R :  I recently started making my own music using Ableton Live. Since my recent EU tour, I have had the opportunity to film a documentary film of TENGGER with my parents and filmmakers, and my new song "Travel" has been inserted in the ending credits. It was so touching to hear my song while watching the ending credits at the premiere! Previously, when I made lyrics and melodies, my mom helped me record and mix them, but now I feel more proud to hear people say they like the songs that I made and completed the sounds I wanted. So, computer and keyboards have become important tools for me.

What, would you say, are the key ideas behind your approach to music and what motivates you to create?

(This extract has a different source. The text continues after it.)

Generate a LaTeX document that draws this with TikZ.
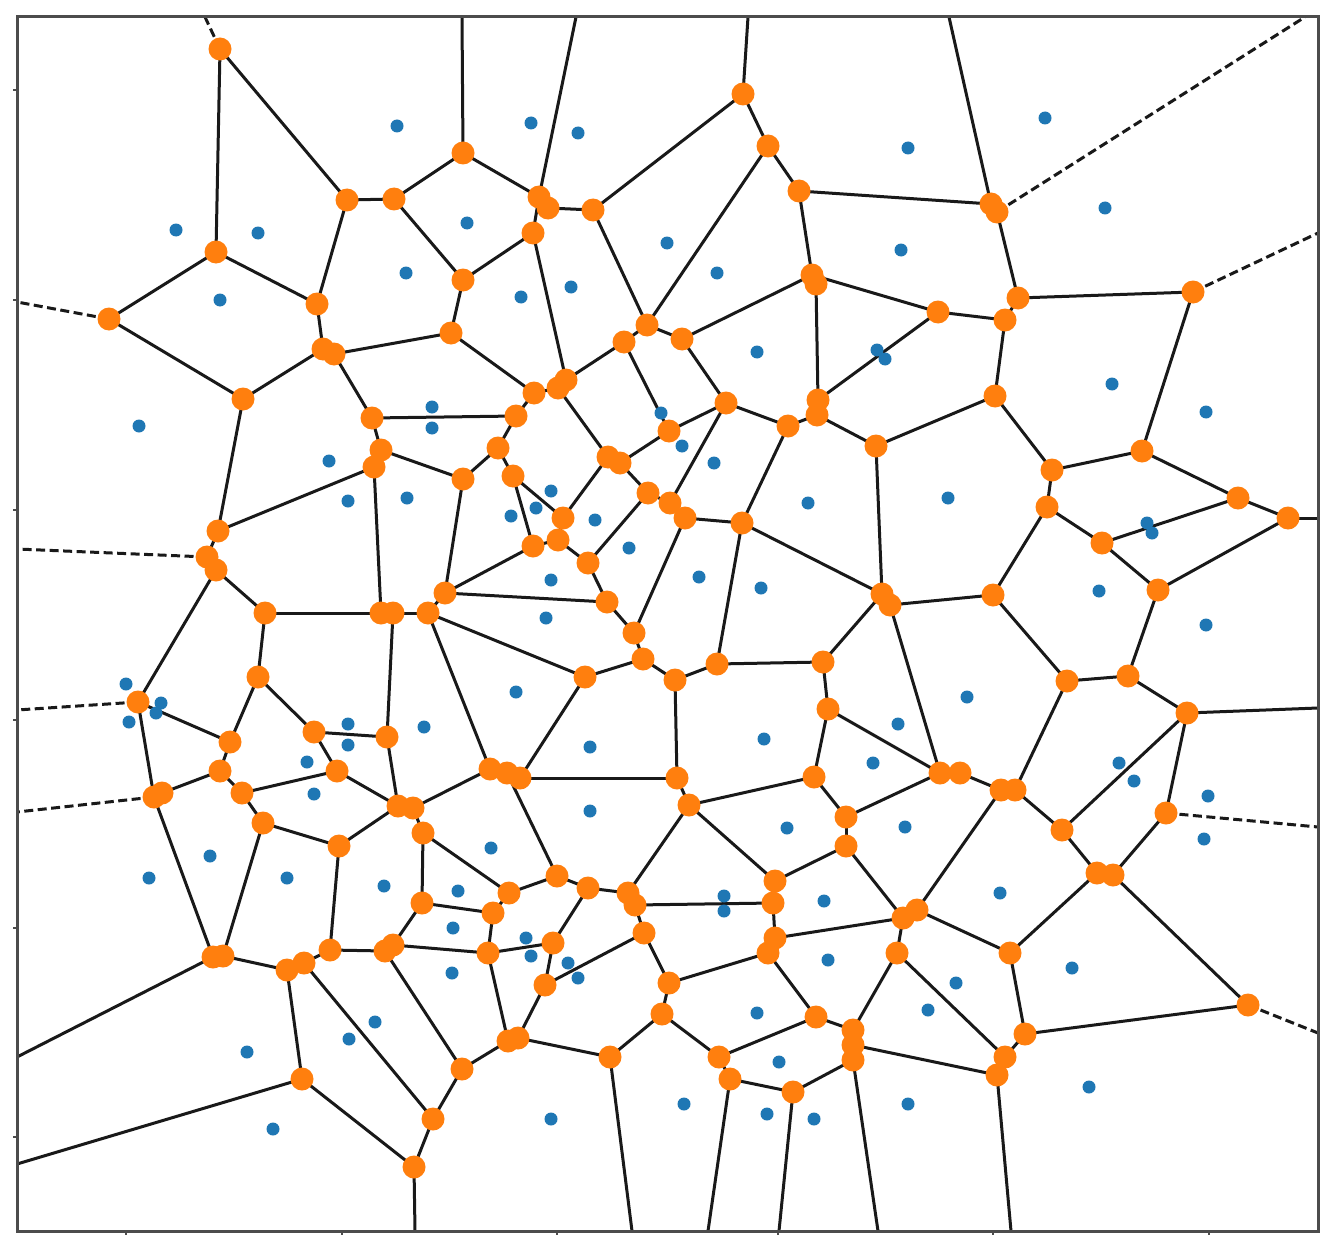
\documentclass[tikz,border=0pt]{standalone}
\definecolor{vorange}{HTML}{FF7F0E}
\definecolor{vblue}{HTML}{1F77B4}
\tikzset{
  edge/.style={line width=3pt, black!90},
  dashedge/.style={line width=3pt, black!90, dash pattern=on 9pt off 4.5pt},
  framebox/.style={line width=3pt, black!70},
  tickmark/.style={line width=1.2pt, black!70},
  vdot/.style={fill=vorange},
  pdot/.style={fill=vblue}
}
\begin{document}
\begin{tikzpicture}[x=1pt,y=-1pt]
\fill[white] (0,0) rectangle (1330,1252);
\useasboundingbox (0,0) rectangle (1330,1252);
% vertices
\foreach \n/\x/\y in {A1/220/49,A2/216/252,A3/347/200,A4/394/199,A5/317/304,A6/109/319,A7/243/399,A8a/323/349,A8b/334/354,A9/372/418,
B1/463/153,B2a/539/197,B2b/548/208,B3/593/210,B4/533/233,B5/463/280,B6/451/333,B7a/558/388,B7b/566/380,B8/534/393,B9/516/416,B10/647/325,B11/624/342,B12/682/339,B13/743/94,B14/768/146,B15/799/191,B16a/812/275,B16b/816/284,B17/669/431,B18/726/403,B19/788/426,B20a/818/400,B20b/817/415,
C1a/991/204,C1b/997/212,C2/1018/298,C3/1193/292,C4/938/312,C5/1005/320,C6/995/396,
D1/218/531,D2a/381/450,D2b/374/467,D3a/381/613,D3b/393/613,D4a/207/557,D4b/216/570,D5/265/613,D6/428/613,D7/138/702,D8/258/677,D9/230/742,D10/220/771,D11a/154/797,D11b/162/793,D12/242/793,D13/337/771,D14/314/732,D15/387/737,D16a/398/806,D16b/413/808,
E1/498/448,E2/463/479,E3/513/476,E4/563/518,E5/533/546,E6/558/540,E7/588/563,E8/445/593,E9/607/602,E10/634/633,E11/643/659,E12/585/677,E13/675/680,E14/717/664,E15/823/662,E16/828/709,E17a/882/594,E17b/890/605,E18/742/523,E19/685/518,E20/670/503,E21/648/493,E22a/608/457,E22b/620/463,E23/876/446,E24a/490/769,E24b/507/773,E24c/520/778,E25/677/778,E26/689/805,E27/814/777,E28/846/817,
F1/1052/470,F2/1142/451,F3/1238/498,F4/1288/518,F5/1047/507,F6/1102/543,F7/1158/590,F8/993/595,F10/1067/681,F11/1128/676,F12/1187/713,F13a/940/773,F13b/960/773,F14a/1001/790,F14b/1015/790,F15/1062/830,F16/1166/813,
G1/263/823,G2/339/846,G3/423/833,G4/422/903,G5a/385/951,G5b/393/945,G6/330/950,G7a/304/963,G7b/287/970,G8a/213/957,G8b/223/956,G9/302/1079,G10/433/1119,G11/414/1167,G12/462/1069,
H1/557/876,H2/509/893,H3/588/888,H4a/628/893,H4b/635/905,H5a/775/881,H5b/773/903,H6/846/846,H7a/775/938,H7b/768/953,H8/644/933,H9/669/983,H10/662/1014,H11/610/1057,H12/719/1057,H13/730/1079,H14/793/1092,H15/816/1017,H16a/853/1030,H16b/853/1045,H16c/853/1060,H17/493/913,H18/488/953,H19a/508/1041,H19b/518/1038,H20/553/943,H21/545/985,
I1a/1097/873,I1b/1113/875,I2/1248/1005,I3/1010/953,I4a/903/918,I4b/917/910,I5/897/953,I6a/1005/1057,I6b/997/1075,I7/1025/1034}
  {\coordinate (\n) at (\x,\y);}
% border end points
\foreach \n/\x/\y in {tA1/205/17,tB1/462/17,tB2/576/17,tB13/748/17,tC1/949/17,tC1d/1305/17,
rC3/1318/233,rF4/1318/518,rF12/1318/708,rF16/1318/827,rI2/1318/1033,
lA6/17/302,lD4/17/549,lD7/17/710,lD11/17/812,lG8/17/1057,lG9/17/1164,
bG11/415/1231,bH11/632/1231,bH13/708/1231,bH14/779/1231,bH16/878/1231,bI6/1011/1231}
  {\coordinate (\n) at (\x,\y);}
% solid edges
\foreach \a/\b in {A1/A2,A1/A3,A3/A4,A4/B1,A4/B5,A3/A5,A2/A5,A2/A6,A6/A7,A5/A8a,A7/A8a,A8b/B6,A8b/A9,
A7/D1,A9/D2a,A9/B9,B1/B2a,B2a/B4,B2b/B3,B1/tB1,B2a/tB2,
B4/B5,B5/B6,B4/B7b,B6/B8,B8/B7a,B8/B9,B3/B10,B7b/B11,B11/B10,B10/B12,B3/B13,B13/tB13,B13/B14,B14/B10,B14/B15,B15/C1a,B15/B16a,B16b/B20a,B16a/C4,B16a/B12,
B11/B17,B12/B18,B17/B18,B17/E22b,B18/B19,B19/B20b,B18/E20,B19/E18,B20a/C4,B20b/E23,B7a/E22a,
C1a/tC1,C1b/C2,C2/C3,C2/C5,C4/C5,C5/C6,C6/E23,C6/F1,C3/F2,
F1/F2,F2/F3,F3/F4,F4/rF4,F1/F5,F5/F6,F6/F3,F6/F7,F7/F4,F5/F8,F8/E17b,F8/F10,F7/F11,F10/F11,F11/F12,F12/rF12,F12/F15,F12/F16,F16/I1b,F10/F14b,F13b/F14a,F14b/F15,F14a/I4b,F13a/E17b,F13a/E16,F13a/E28,
E23/E17a,E15/E17a,E18/E17a,
B9/E1,E1/E2,E1/E3,E2/D2a,E3/E4,E3/E5,E4/E6,E5/E6,E6/E7,E2/E8,E8/E5,E8/E9,E7/E9,E9/E10,E10/E11,E11/E12,E12/D6,E11/E13,E13/E14,E14/E15,E15/E16,E14/E18,E18/E19,E19/E20,E20/E21,E21/E22b,E22a/E4,E21/E7,E10/E19,
D6/E8,D6/D3b,D6/E24a,E12/E24c,E24c/E25,E13/E25,E25/E26,E26/E27,E16/E27,E27/E28,E28/H6,E24a/D16b,E24b/H1,E26/H4a,E26/H5a,
D1/D2b,D2b/D3a,D1/D4a,D4b/D5,D5/D3a,D4b/D7,D5/D8,D8/D9,D7/D9,D9/D10,D7/D11a,D11b/D10,D10/D12,D12/D13,D8/D14,D14/D15,D14/D13,D3b/D15,
D15/D16a,D13/D16a,D12/G1,D11a/G8a,G8b/G1,G8a/lG8,G8b/G7b,G1/G2,G2/D16a,D16b/G3,G3/H2,G3/G4,G4/H17,G4/G5b,G2/G6,G6/G5a,G5b/H18,G5a/G12,G6/G7a,G7b/G9,G9/lG9,G7a/G10,G9/G11,G11/G10,G11/bG11,G10/G12,
H1/H2,H1/H3,H3/H4a,H4b/H5b,H5a/H6,H5b/H7a,H4b/H8,H8/H9,H9/H7b,H9/H10,H10/H11,H11/bH11,H10/H12,H12/H13,H13/H14,H13/bH13,H14/bH14,H7b/H15,H15/H12,H15/H16a,H16c/H14,H16a/I5,H16b/I6b,H16c/bH16,H2/H17,H17/H18,H18/H19a,H3/H20,H20/H18,H20/H21,H21/H19b,H21/H8,H19b/H11,H19a/G12,H7a/I4a,H6/I4a,
I1a/F15,I1b/I2,I1a/I3,I4b/I3,I4a/I5,I5/I6a,I3/I7,I7/I2,I7/I6a,I6b/bI6}
  {\draw[edge] (\a) -- (\b);}
% dashed edges to infinity
\foreach \a/\b in {A1/tA1,A6/lA6,D4a/lD4,D7/lD7,D11a/lD11,C1b/tC1d,C3/rC3,F16/rF16,I2/rI2}
  {\draw[dashedge] (\a) -- (\b);}
% frame and ticks
\draw[framebox] (17,17) rectangle (1318,1231);
\foreach \y in {90,300,510,720,928,1137} {\draw[tickmark] (17,\y) -- (13,\y);}
\foreach \x in {126,342,557,778,993,1209} {\draw[tickmark] (\x,1231) -- (\x,1235);}
% input points
\foreach \x/\y in {397/126,176/230,258/233,220/300,406/273,432/407,139/426,
531/123,578/133,467/223,667/243,717/273,521/297,571/287,757/352,877/350,885/359,661/413,432/428,
908/148,1045/118,1105/208,901/250,1112/384,1206/412,
329/461,348/501,407/498,126/684,161/703,156/713,129/722,348/724,348/745,424/727,307/762,314/794,
682/446,714/463,808/503,551/491,536/508,511/516,595/520,629/548,699/577,761/588,551/580,546/618,516/692,590/747,764/739,873/763,590/811,787/828,
948/498,1147/523,1152/533,1099/591,1206/625,967/697,898/724,1119/763,1134/781,1208/796,905/827,
149/878,210/856,287/878,384/886,458/891,453/928,452/973,375/1022,349/1039,247/1052,273/1129,
491/848,526/938,531/956,568/963,578/978,724/896,724/911,824/901,828/960,757/1013,779/1062,684/1104,767/1114,814/1119,551/1119,
1204/839,1000/893,1072/968,956/983,928/1010,1089/1087,908/1104}
  {\fill[pdot] (\x,\y) circle (6.5pt);}
% Voronoi vertices
\foreach \n in {A1,A2,A3,A4,A5,A6,A7,A8a,A8b,A9,B1,B2a,B2b,B3,B4,B5,B6,B7a,B7b,B8,B9,B10,B11,B12,B13,B14,B15,B16a,B16b,B17,B18,B19,B20a,B20b,
C1a,C1b,C2,C3,C4,C5,C6,D1,D2a,D2b,D3a,D3b,D4a,D4b,D5,D6,D7,D8,D9,D10,D11a,D11b,D12,D13,D14,D15,D16a,D16b,
E1,E2,E3,E4,E5,E6,E7,E8,E9,E10,E11,E12,E13,E14,E15,E16,E17a,E17b,E18,E19,E20,E21,E22a,E22b,E23,E24a,E24b,E24c,E25,E26,E27,E28,
F1,F2,F3,F4,F5,F6,F7,F8,F10,F11,F12,F13a,F13b,F14a,F14b,F15,F16,
G1,G2,G3,G4,G5a,G5b,G6,G7a,G7b,G8a,G8b,G9,G10,G11,G12,
H1,H2,H3,H4a,H4b,H5a,H5b,H6,H7a,H7b,H8,H9,H10,H11,H12,H13,H14,H15,H16a,H16b,H16c,H17,H18,H19a,H19b,H20,H21,
I1a,I1b,I2,I3,I4a,I4b,I5,I6a,I6b,I7}
  {\fill[vdot] (\n) circle (11.5pt);}
\end{tikzpicture}
\end{document}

M: I’m not the one who communicates in words. I want to convey it with the sound itself. I want to convey my experiences through music, not information. Mysterious experiences in nature, such as insects, animals and plants, and what I felt when I looked at the night sky are made into music.

I: I like to hold onto the moment the boundaries disappear. The boundaries are visible, but they are also in the mind. It means doubt. When you can capture the moment the boundary disappears, a green wind comes into view. Delivering that heart, that joy, is the moment I want to achieve with the sounds, brilliant landscapes, and listeners accumulated over the years through music.

Paul Simon said “the way that I listen to my own records is not for the chords or the lyrics - my first impression is of the overall sound.” What's your own take on that and how would you define your personal sound?

I : We value the impression of the scene we saw when we created. The first time we listen to our records after they are completed, we often remember the scenery.

Sound, song, and rhythm are all around us, from animal noises to the waves of the ocean. What, if any, are some of the most moving experiences you've had with these non-human-made sounds? In how far would you describe them as “musical”?

M: We feel beauty in the sound of cicadas. Humans live knowing that there will be a tomorrow and the day after tomorrow, but we think the way of cicadas' living is really beautiful because cicadas make us feel like we are living hard in the ""now"" with their sound. There are people who say cicadas are noisy, but actually if you could change your mind, you could find their sound healing. We expressed the beauty through the previous album EARTHING track “Cicadada”.

From very deep/high/loud/quiet sounds to very long/short/simple/complex compositions - are there extremes in music you feel drawn to and what response do they elicit?

M: In particular, I think it is attractive to mix the sound of the scale with the out-of-pitch noise. In an easy-to-understand metaphor, there are sounds that don't correspond to a particular scale, such as the noise that you make when you step on the piano pedal or the sound of hitting the keyboard. In this album, there is a mix of sounds produced by deliberately diverging frequencies and the sound of scales recognized as music.